In Bullenmaststall sollten Treibehilfen installiert werden. Hierbei gibt es viele Möglichkeiten, diese an die betrieblichen Gegebenheiten des jeweiligen Stalls anzupassen:

  • In Altgebäuden kann statt eines Treibegangs ein Treibgestell genutzt werden. Dieser mechanische Bullentreiber eignen sich zum Anbau an den Frontlader, sodass die Tiere sicher aus der Kabine des Schleppers getrieben werden können. Ein Schnellwechselrahmen sorgt für schnelles An- und Abbauen des Gestells. Durch die Hydraulikbetätigung kann das Treibschild jeweils nach links oder rechts in eine Mastbucht eingeschoben werden, um die Bullen herauszutreiben.
  • Auch in Ställen mit Treibegängen kann ein Treibeschild eingesetzt werden, um Mastbullen aus den Buchten zu treiben, ohne dass eine Person zu den Tieren gehen muss. 
  • Mithilfe von Schwenkgattern, die über der Mastbucht angebracht sind, kann mit dem Herunterklappen der Gatter ein Treibegang im vorderen Bereich der Bucht erstellt werden. Wird der Treibgang nicht mehr benutzt, können die Gatter einfach wieder nach oben geklappt werden und die Tiere haben wieder Zugang zum Futtertisch.
  • Auch Fangfressgitter können sich auf einigen Betrieben als hilfreich erweisen. Sie bieten sich vor allem auf Betrieben an, in denen häufig einzelne Tiere zum Beispiel zum Schlachten ausselektiert werden müssen. Außerdem kann es genutzt werden, um Tierbehandlungen sicher durchzuführen.

 

Mitarbeiter und Helfer im Umgang mit Bullen schulen und schützen

Wer mit Bullen umgeht, muss sich immer bewusst sein, dass das Tier unvorhergesehen reagieren kann. Auch Tiere, die von klein auf im Betrieb sind, können zu einer Gefahr für den Menschen werden.

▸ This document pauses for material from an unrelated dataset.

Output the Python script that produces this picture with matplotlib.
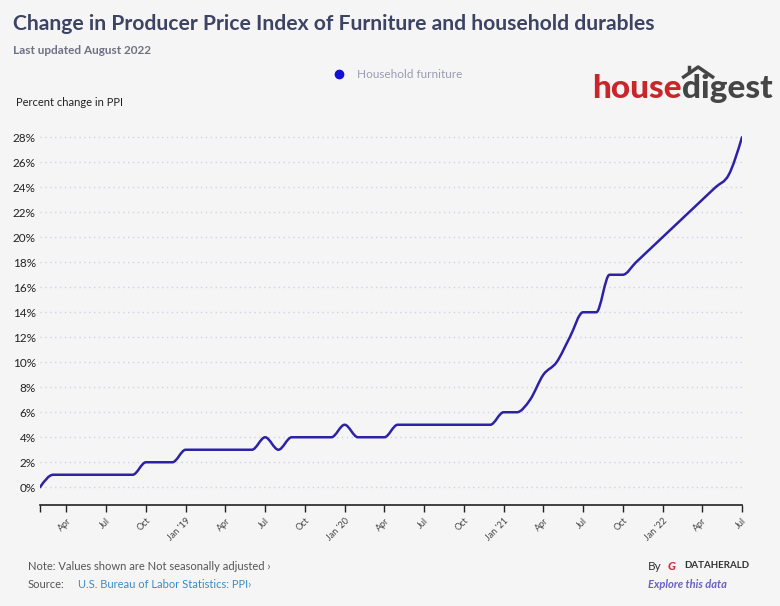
import numpy as np
import matplotlib.pyplot as plt
from matplotlib.path import Path
from matplotlib.patches import PathPatch
from matplotlib.lines import Line2D

plt.rcParams['font.family'] = ['Lato', 'DejaVu Sans']

# monthly values, Feb 2018 .. Jul 2022
ppi_change = [0, 1, 1, 1, 1, 1, 1, 1, 2, 2, 2,          # 2018 Feb-Dec
              3, 3, 3, 3, 3, 3, 4, 3, 4, 4, 4, 4,       # 2019
              5, 4, 4, 4, 5, 5, 5, 5, 5, 5, 5, 5,       # 2020
              6, 6, 7, 9, 10, 12, 14, 14, 17, 17, 18, 19,  # 2021
              20, 21, 22, 23, 24, 25, 28]               # 2022 Jan-Jul
tick_pos = [0] + list(range(2, 54, 3))
tick_labels = [""] + ["Apr", "Jul", "Oct", "Jan '19", "Apr", "Jul", "Oct", "Jan '20",
                      "Apr", "Jul", "Oct", "Jan '21", "Apr", "Jul", "Oct", "Jan '22",
                      "Apr", "Jul"]
y_ticks = list(range(0, 30, 2))

W, H = 780, 606
BG = '#f5f5f5'


def monotone_path(x, y):  # monotone cubic curve (like d3 curveMonotoneX) as bezier path
    x = np.asarray(x, float)
    y = np.asarray(y, float)
    h = np.diff(x)
    d = np.diff(y) / h
    m = np.zeros_like(y)
    for i in range(1, len(y) - 1):
        p = (d[i - 1] * h[i] + d[i] * h[i - 1]) / (h[i - 1] + h[i])
        m[i] = (np.sign(d[i - 1]) + np.sign(d[i])) * min(abs(d[i - 1]), abs(d[i]), 0.5 * abs(p))
    m[0] = (3 * d[0] - m[1]) / 2
    m[-1] = (3 * d[-1] - m[-2]) / 2
    verts = [(x[0], y[0])]
    codes = [Path.MOVETO]
    for i in range(len(h)):
        k = h[i] / 3
        verts += [(x[i] + k, y[i] + m[i] * k), (x[i + 1] - k, y[i + 1] - m[i + 1] * k), (x[i + 1], y[i + 1])]
        codes += [Path.CURVE4] * 3
    return Path(verts, codes)


fig = plt.figure(figsize=(W / 100, H / 100), dpi=100, facecolor=BG)
ax = fig.add_axes([40 / W, 1 - 505 / H, 702 / W, 369 / H])
ax.set_facecolor(BG)

months = np.arange(len(ppi_change))
ax.add_patch(PathPatch(monotone_path(months, ppi_change), fill=False,
                       edgecolor='#2d22a6', lw=1.8, capstyle='round', joinstyle='round'))

ax.set_xlim(0, len(ppi_change) - 1)
ax.set_ylim(-1.42, 28.1)
ax.set_yticks(y_ticks)
ax.set_yticklabels([str(v) + "%" for v in y_ticks], fontsize=8.5, color='#222222')
ax.set_xticks(tick_pos)
ax.set_xticklabels(tick_labels, rotation=45, ha='right', va='top',
                   rotation_mode='anchor', fontsize=6.5, color='#444444')
ax.tick_params(axis='y', length=0, pad=3)
ax.tick_params(axis='x', length=5, width=1, color='#222222', pad=3)
ax.yaxis.grid(True, linestyle=(0, (1, 2.5)), color='#cfd3e6', lw=1)
ax.set_axisbelow(True)
for s in ['top', 'right', 'left']:
    ax.spines[s].set_visible(False)
ax.spines['bottom'].set_color('#222222')
ax.spines['bottom'].set_linewidth(1.2)

# header
fig.text(13 / W, 1 - 24 / H, "Change in Producer Price Index of Furniture and household durables",
         fontsize=15.2, fontweight='bold', color='#3d4463', va='center')
fig.text(13 / W, 1 - 50 / H, "Last updated August 2022", fontsize=8.5,
         fontweight='bold', color='#6e7183', va='center')
fig.text(16 / W, 1 - 102 / H, "Percent change in PPI", fontsize=8, color='#222222', va='center')

leg = fig.legend(handles=[Line2D([], [], marker='o', ls='', color='#1010d8', markersize=6)],
                 labels=["Household furniture"], loc='center',
                 bbox_to_anchor=(395 / W, 1 - 75 / H), frameon=False, fontsize=8.5,
                 labelcolor='#9a9cb2', handletextpad=0.5)

# logo
r = fig.canvas.get_renderer()
t1 = fig.text(592 / W, 1 - 98 / H, "house", fontsize=24, fontweight='black',
              color='#c8262b', va='baseline')
bb = t1.get_window_extent(r)
t2 = fig.text(bb.x1 / W, 1 - 98 / H, "digest", fontsize=24, fontweight='black',
              color='#454545', va='baseline')
dx = t2.get_window_extent(r).x0 + 2
fig.add_artist(Line2D([dx / W, (dx + 14.5) / W, (dx + 29) / W], [1 - 77 / H, 1 - 67 / H, 1 - 77 / H],
                      transform=fig.transFigure, color='#454545', lw=2.5))
fig.add_artist(Line2D([(dx + 5) / W, (dx + 5) / W], [1 - 72 / H, 1 - 67 / H],
                      transform=fig.transFigure, color='#454545', lw=2.5))

# footer
fig.text(28 / W, 1 - 566 / H, "Note: Values shown are Not seasonally adjusted \u203a",
         fontsize=8, color='#555555', va='center')
fig.text(28 / W, 1 - 584 / H, "Source:", fontsize=8, color='#555555', va='center')
fig.text(78 / W, 1 - 584 / H, "U.S. Bureau of Labor Statistics: PPI\u203a",
         fontsize=8, color='#3a8cc4', va='center')
fig.text(648 / W, 1 - 566 / H, "By", fontsize=8.5, color='#333333', va='center')
fig.text(668 / W, 1 - 566 / H, "G", fontsize=8.5, style='italic', fontweight='black',
         color='#d62a3a', va='center')
fig.text(684 / W, 1 - 566 / H, "DATAHERALD", fontsize=7, fontweight='bold',
         color='#333333', va='center')
fig.text(648 / W, 1 - 584 / H, "Explore this data", fontsize=8, style='italic',
         fontweight='bold', color='#6b5fc7', va='center')

fig.savefig('out.png', dpi=100, facecolor=BG)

Mit zunehmenden Alter des Tiers steigt auch die Gefahr, dass sich die Verhaltensweise ändert. Bullen, die ihr Verhalten ändern und aggressiv werden, müsse umgehend aus dem Betrieb entfernt werden.

Der Landwirt muss sicherstellen, dass alle Mitarbeiter und sonstige Helfer im Betrieb im Umgang mit Bullen ausreichend unterwiesen sind und die Sicherheits- und Verhaltensmaßnahmen kennen.

Beim Umgang mit Zuchtbullen auf Sicherheitsabstand achten

Werden auf einem Betrieb Zuchtbullen gehalten, dürfen sie nur mit einer Leitstange und einem Halfter geführt werden. Beim Führen durch Türöffnungen und in engen Gängen ist darauf zu achten, dass die führende Person vor dem Bullen geht. Sonst besteht die Gefahr, dass sie eingequetscht wird. 

Sichtig ist auch, dass der Leitstrick nicht um die Hand gewickelt wird. Leitstange und Führstrick müssen außerhalb der Box befestigt und gelöst werden. 

Bullen, die zur Zucht eingesetzt werden, müssen spätestens im Alter von zwölf Monaten einen Nasenring eingezogen bekommen. Dieser muss aus nicht rostfreiem Stahl sein. Der Bulle darf jedoch an diesem Ring nicht angebunden werden.